Holding — Elfvin, S.J.
- The United States District Court for the Western District of New York held that Cleveland Wrecking Co. was entitled to payment of $87,097.05 under the bond and awarded interest but denied claims for attorneys fees and punitive damages.
Rule
- A surety is obligated to pay the beneficiary of a bond when the beneficiary provides documentation proving entitlement, regardless of any perceived contractual time limitations.
Reasoning
- The United States District Court reasoned that the bond's language covered all work performed under the original contract, allowing for an extension beyond the specified expiration date.
- The court found that the bond explicitly referenced the original contract and did not impose additional time limits that would exclude work completed after June 30, 1999.
- Furthermore, the court determined that Cleveland Wrecking Co. qualified as a claimant under the bond, as it had a direct connection with Cedar and provided labor and materials for the project.
- Nova's argument that Cleveland's status as a joint venturer or alter ego of Cedar precluded recovery was rejected, as the bond's definition of a claimant included those with direct contact with the principal contractor.
- The court concluded that Cleveland had provided sufficient documentation to support its claim for payment and interest and found no basis for awarding attorneys fees or punitive damages, as Nova's defenses were not deemed without substantial merit.

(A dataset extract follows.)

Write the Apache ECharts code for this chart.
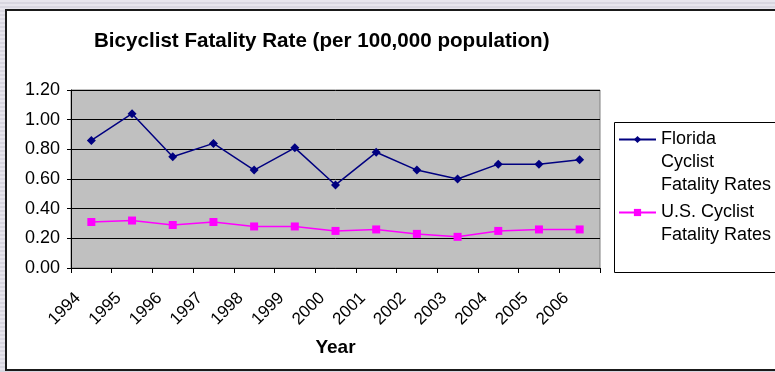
<!DOCTYPE html>
<html>
<head>
<meta charset="utf-8">
<script src="https://cdn.jsdelivr.net/npm/echarts@6/dist/echarts.min.js"></script>
<style>
  html, body { margin: 0; padding: 0; }
  body {
    width: 775px; height: 372px; overflow: hidden;
    background: repeating-linear-gradient(to bottom, #e7e5ed 0px, #e7e5ed 2px, #d8d6e0 2px, #d8d6e0 4px);
  }
  #chart { width: 775px; height: 372px; }
</style>
</head>
<body>
<div id="chart"></div>
<script>
// Bicyclist fatality rate per 100,000 population, 1994-2006
const years = ['1994', '1995', '1996', '1997', '1998', '1999', '2000', '2001', '2002', '2003', '2004', '2005', '2006'];
const floridaRates = [0.86, 1.04, 0.75, 0.84, 0.66, 0.81, 0.56, 0.78, 0.66, 0.60, 0.70, 0.70, 0.73];
const usRates = [0.31, 0.32, 0.29, 0.31, 0.28, 0.28, 0.25, 0.26, 0.23, 0.21, 0.25, 0.26, 0.26];
const floridaName = 'Florida Cyclist Fatality Rates';
const usName = 'U.S. Cyclist Fatality Rates';
// wrapped legend text; leading blank lines keep the marker level with the first line
const legendLines = {
  [floridaName]: '\n\nFlorida\nCyclist\nFatality Rates',
  [usName]: '\nU.S. Cyclist\nFatality Rates'
};
const yMin = 0, yMax = 1.2, yStep = 0.2;

const FONT = '"Liberation Sans", Arial, sans-serif';
const LINE_H = 23;

const chart = echarts.init(document.getElementById('chart'));
chart.setOption({
  animation: false,
  backgroundColor: 'transparent',
  textStyle: { fontFamily: FONT, color: '#000' },
  graphic: [
    {
      // white chart frame
      type: 'rect', z: -10, silent: true,
      shape: { x: 6, y: 10, width: 790, height: 360 },
      style: { fill: '#fff', stroke: '#1a1a1a', lineWidth: 2 }
    },
    {
      // legend box
      type: 'rect', z: 0, silent: true,
      shape: { x: 614.5, y: 122.5, width: 180, height: 150 },
      style: { fill: '#fff', stroke: '#000', lineWidth: 1 }
    }
  ],
  title: {
    text: 'Bicyclist Fatality Rate (per 100,000 population)',
    left: 94, top: 31, padding: 0,
    textStyle: { fontFamily: FONT, fontWeight: 'bold', fontSize: 20.6, color: '#000' }
  },
  legend: {
    orient: 'vertical',
    left: 618, top: 82, padding: 0,
    itemWidth: 37, itemHeight: 9, itemGap: -19,
    selectedMode: false,
    z: 5,
    formatter: name => legendLines[name],
    textStyle: { fontFamily: FONT, fontSize: 18, lineHeight: LINE_H, color: '#000' },
    data: [floridaName, usName]
  },
  grid: {
    left: 71, right: 175, top: 90, bottom: 104,
    show: true, backgroundColor: '#c0c0c0', borderColor: '#808080', borderWidth: 1
  },
  xAxis: {
    type: 'category',
    data: years,
    boundaryGap: true,
    name: 'Year',
    nameLocation: 'middle',
    nameGap: 70,
    nameTextStyle: { fontFamily: FONT, fontWeight: 'bold', fontSize: 19, color: '#000' },
    axisLine: { lineStyle: { color: '#000', width: 1 } },
    axisTick: { show: true, alignWithLabel: false, length: 5, lineStyle: { color: '#000' } },
    axisLabel: {
      rotate: 45, interval: 0, margin: 14,
      padding: [0, 19, 0, 0],
      fontFamily: FONT, fontSize: 17, color: '#000'
    },
    splitLine: { show: false }
  },
  yAxis: {
    type: 'value',
    min: yMin, max: yMax, interval: yStep,
    axisLine: { show: true, lineStyle: { color: '#000', width: 1 } },
    axisTick: { show: true, length: 4, lineStyle: { color: '#000' } },
    axisLabel: {
      margin: 11,
      formatter: v => v.toFixed(2),
      fontFamily: FONT, fontSize: 18, color: '#000'
    },
    splitLine: { show: true, lineStyle: { color: '#000', width: 1 } }
  },
  series: [
    {
      name: floridaName,
      type: 'line',
      data: floridaRates,
      symbol: 'diamond', symbolSize: 9,
      itemStyle: { color: '#000080' },
      lineStyle: { color: '#000080', width: 1.5 },
      z: 3
    },
    {
      name: usName,
      type: 'line',
      data: usRates,
      symbol: 'rect', symbolSize: 8,
      itemStyle: { color: '#ff00ff' },
      lineStyle: { color: '#ff00ff', width: 1.5 },
      z: 3
    }
  ]
});
</script>
</body>
</html>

Deep Dive: How the Court Reached Its Decision
Contractual Interpretation
The court began its reasoning by examining the language of the Labor and Materials Payment Bond issued by Nova Casualty Co. The bond explicitly referenced the original contract between Cedar Wrecking and the City of Elmira, which stated that Cedar was required to ensure payment for labor and materials used in the project. The court noted that the bond did not impose any explicit time limits that would restrict coverage solely to work performed before the stated expiration date of June 30, 1999. Instead, it recognized that the bond's terms were tied to the original contract's provisions, which included potential extensions. The court determined that the bond's language allowed for work performed after the original expiration date to still be covered, as long as it related to the same project. By interpreting the bond in this manner, the court effectively rejected the defendant's arguments about time limitations as being insufficient to negate the plaintiff's claims for payment.
Claimant Status
Next, the court addressed the issue of whether Cleveland Wrecking Co. qualified as a claimant under the bond. Nova argued that Cleveland's relationship with Cedar, characterized as a joint venture or alter ego, precluded it from being classified as a subcontractor or materialman. The court found this argument unpersuasive, emphasizing that the bond's definition of a claimant included anyone with direct contact with the principal or its subcontractors. The court highlighted that even if Cleveland and Cedar had developed a partnership or joint venture, this would not disqualify Cleveland from claiming under the bond. The court concluded that Cleveland had sufficient direct contact with Cedar, having performed labor and supplied materials for the project, thereby satisfying the bond's claimant requirements. This reasoning reaffirmed the principle that contractual definitions are critical in determining entitlement to benefits under a bond.
Documentation of Claims
The court further evaluated the sufficiency of the documentation provided by Cleveland Wrecking Co. to support its claims for payment. Cleveland had submitted detailed records demonstrating that it had completed work amounting to $87,097.05, which Nova had failed to pay. The court emphasized that, under New York law, a surety is obligated to pay upon the beneficiary's provision of sufficient documentary proof of entitlement. Given the evidence presented, the court found that Cleveland had met its burden of proof, thereby justifying an award of summary judgment in its favor. The court’s focus on the adequacy of documentation underscored the importance of compliance with contractual obligations and the need for clear proof in claims against sureties. This aspect of the ruling reinforced the idea that proper recordkeeping is essential for contractors seeking payment under performance bonds.
Interest and Fees
In addressing the issue of interest, the court ruled that Cleveland was entitled to interest on the amount owed from the date it made a demand for payment, which was June 22, 2000. This decision was based on New York's Civil Practice Law and Rules, which stipulates that interest is to be calculated from the earliest ascertainable date the cause of action accrued. However, the court denied Cleveland's requests for attorneys' fees and punitive damages. It reasoned that while it had rejected Nova’s defenses regarding the payment claim, the defenses were not without substantial merit or based on bad faith. The court underscored that attorneys' fees are only warranted when a defense lacks a reasonable basis, and similarly, punitive damages require a high threshold of proof demonstrating egregious conduct. Thus, the court’s analysis balanced the need for compensatory relief with the standards for additional penalties and fees.
Conclusion
The court ultimately granted Cleveland Wrecking Co. summary judgment for the amount due under the bond and for interest, while denying requests for attorneys' fees and punitive damages. In doing so, the court established that the bond's language and the nature of the parties' relationships were pivotal in determining entitlement to payment. The ruling clarified that contractual obligations must be honored as long as the claimant provides adequate documentation, and it highlighted the importance of clearly defined roles and relationships in construction contracts. The decision reinforced principles of contract law as applied to surety agreements and set a precedent for future cases involving similar issues of claimant status and documentation in the context of performance bonds. The court’s reasoned approach provided a clear framework for understanding the rights and obligations of parties engaged in construction projects.